Snorkeling Grandmothers Find 'Astonishing' Number of Venomous Sea Snakes

A group of snorkelers in their 60s and 70s who call themselves the Fantastic Grandmothers have been instrumental in discovering a large number of venomous sea snakes and documenting various individual serpents on camera.

The group has spent the last two years involved in a citizen science project working with researchers Claire Goiran from the University of New Caledonia and Rick Shine from Australia's Macquarie University to monitor sea snake populations in the Pacific island of New Caledonia, a French overseas territory.

The species of snake they studied was the Hydrophis major—a sea-faring reptile that can reach lengths of 1.5 meters (or longer) and is venomous to humans, the researchers say. It is found in the Indian Ocean off the coasts of New Guinea and Australia as well as New Caledonia, and is one of the most commonly found sea snakes in the area.

snorkeling for sea snakes
The Fantastic Grandmothers are a group of seven women in their 60s and 70s who have spent the last two years taking photos of venomous sea snakes. Claire Goiran/UNC

In June 2017, the expert snorkelers who make up the Fantastic Grandmothers offered to help Goiran and Shine collect images of the snakes in their habitats in a popular tourist destination, the Baie des Citrons (or Bay of Lemons).

The fruit of their labor was published in the journal Ecosphere this week.

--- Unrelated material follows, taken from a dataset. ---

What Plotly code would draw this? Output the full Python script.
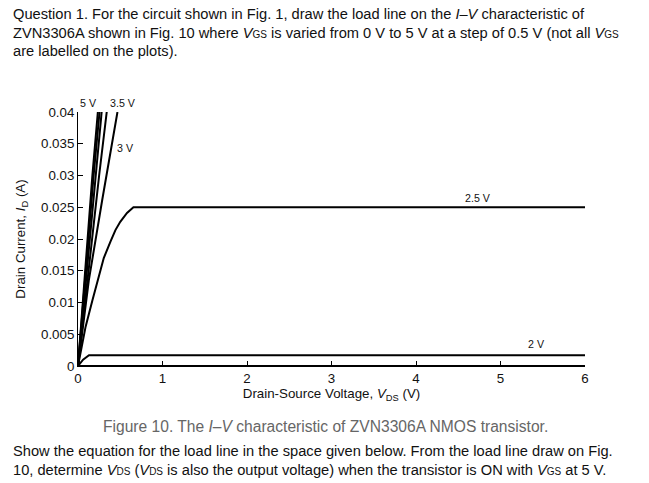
import plotly.graph_objects as go

# V_GS curves (V_DS in volts, I_D in amps)
vds_2v = [0, 0.06, 0.13, 6]
id_2v = [0, 0.001, 0.0017, 0.0017]
vds_25v = [0, 0.09, 0.17, 0.246, 0.305, 0.384, 0.443, 0.5, 0.58, 0.656, 6]
id_25v = [0, 0.0062, 0.0103, 0.0143, 0.017, 0.0196, 0.0214, 0.0227, 0.0241, 0.025, 0.025]
vds_3v = [0, 0.128, 0.286, 0.467]
id_3v = [0, 0.0135, 0.0261, 0.04]
vds_35v = [0, 0.08, 0.16, 0.25, 0.34]
id_35v = [0, 0.0095, 0.02, 0.03, 0.04]
vds_4v = [0, 0.07, 0.135, 0.205, 0.28]
id_4v = [0, 0.01, 0.02, 0.03, 0.04]
vds_45v = [0, 0.06, 0.12, 0.185, 0.255]
id_45v = [0, 0.01, 0.02, 0.03, 0.04]
vds_5v = [0, 0.055, 0.11, 0.17, 0.235]
id_5v = [0, 0.01, 0.02, 0.03, 0.04]
vds_off = [0, 6]
id_off = [0, 0]

x_ticks = [0, 1, 2, 3, 4, 5, 6]
y_ticks = [0, 0.005, 0.01, 0.015, 0.02, 0.025, 0.03, 0.035, 0.04]
y_labels = ["0", "0.005", "0.01", "0.015", "0.02", "0.025", "0.03", "0.035", "0.04"]

# the page body adds 8px around the figure, all pixel positions below are page pixels
PAGE = 8
W, H = 649 - PAGE, 483 - PAGE
LEFT, RIGHT, TOP, BOTTOM = 77.5, 585, 112, 366

fig = go.Figure()

curves = [(vds_off, id_off), (vds_2v, id_2v), (vds_25v, id_25v), (vds_3v, id_3v),
          (vds_35v, id_35v), (vds_4v, id_4v), (vds_45v, id_45v), (vds_5v, id_5v)]
for xs, ys in curves:
    fig.add_trace(go.Scatter(x=xs, y=ys, mode='lines', showlegend=False, cliponaxis=False,
                             line=dict(color='black', width=2)))


def px_text(x, y, text, size=14.67, color='#111111', anchor='left'):
    # text is placed by pixel position
    fig.add_annotation(xref='paper', yref='paper', x=(x - LEFT) / (RIGHT - LEFT),
                       y=(BOTTOM - y) / (BOTTOM - TOP), text=text, showarrow=False,
                       xanchor=anchor, yanchor='middle', align='left',
                       font=dict(size=size, color=color, family='Liberation Sans'))


# curve labels
px_text(88, 103, "5 V", size=10.67, anchor='center')
px_text(123, 103, "3.5 V", size=10.67, anchor='center')
px_text(125, 148, "3 V", size=10.67, anchor='center')
px_text(478, 198, "2.5 V", size=10.67, anchor='center')
px_text(536, 344, "2 V", size=10.67, anchor='center')

small = '<span style="font-size:10px">%s</span>'
px_text(10, 14, "Question 1. For the circuit shown in Fig. 1, draw the load line on the <i>I</i>–<i>V</i> characteristic of")
px_text(10, 33, "ZVN3306A shown in Fig. 10 where <i>V</i>" + small % "GS" +
        " is varied from 0 V to 5 V at a step of 0.5 V (not all <i>V</i>" + small % "GS")
px_text(10, 51, "are labelled on the plots).")
px_text(325, 426, "Figure 10. The <i>I</i>–<i>V</i> characteristic of ZVN3306A NMOS transistor.",
        size=15.6, color='#666666', anchor='center')
px_text(10, 451, "Show the equation for the load line in the space given below. From the load line draw on Fig.")
px_text(10, 470, "10, determine <i>V</i>" + small % "DS" + " (<i>V</i>" + small % "DS" +
        " is also the output voltage) when the transistor is ON with <i>V</i>" + small % "GS" + " at 5 V.")

fig.update_layout(
    width=W, height=H,
    margin=dict(l=LEFT - PAGE, r=W - (RIGHT - PAGE), t=TOP - PAGE, b=H - (BOTTOM - PAGE), pad=0),
    paper_bgcolor='white', plot_bgcolor='white',
    font=dict(family='Liberation Sans', size=13.33, color='#111111'),
)
fig.update_xaxes(range=[0, 6], tickmode='array', tickvals=x_ticks, ticks='inside', ticklen=5,
                 tickcolor='black', showgrid=False, zeroline=False, showline=True,
                 linecolor='black', linewidth=1,
                 title=dict(text="Drain-Source Voltage, <i>V</i><sub>DS</sub> (V)", standoff=3,
                            font=dict(size=13.33)))
fig.update_yaxes(range=[0, 0.04], tickmode='array', tickvals=y_ticks, ticktext=y_labels,
                 ticks='inside', ticklen=5, tickcolor='black', showgrid=False, zeroline=False,
                 showline=True, linecolor='black', linewidth=1,
                 title=dict(text="Drain Current, <i>I</i><sub>D</sub> (A)", standoff=12,
                            font=dict(size=13.33)))

fig.write_html("out.html")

Goiran and Shine said they now know there are at least 249 individual snakes in the bay. More than 140 of those snakes were identified by the Fantastic Grandmothers within a 25 month period.

In contrast, the researchers had only recorded an average of 10 snakes per year over the previous three years. That is an increase of around 700 percent.

"The results have been astonishing," Goiran said in a statement. "As soon as the grandmothers set to work, we realised that we had massively underestimated the abundance of greater sea snakes in the bay."

"I have been studying sea snakes in the Baie des Citrons for 20 years, and thought I understood them very well—but the Fantastic Grandmothers have shown me just how wrong I was," she added.

The results of the project not only highlight the surprisingly large number of snakes living in the bay but reveal details about their reproduction behavior—Hydrophis major court in winter, are pregnant through to summer and give birth in the autumn, the researchers said.

The fact that there are so many snakes in the area and not one bite from the species recorded in the bay highlights their "benevolent disposition," said Shine.

"They found a large number of lethally toxic sea snakes in a small bay that is occupied every day by hordes of local residents and cruise-ship passengers," said Shine, "yet no bites by the species have ever been recorded at Baie des Citrons, testifying to their benevolent disposition."

sea snake
Hydrophis major can reach lengths of 1.5 meters and can be venomous to humans. Claire Goiran/UNC

"In summary, the voluntary participation of a specific group of community members—older women with the time and expertise to survey a local site repeatedly and in detail—is providing a unique window into the ecology of a hitherto poorly known species of large marine predator," the study authors said.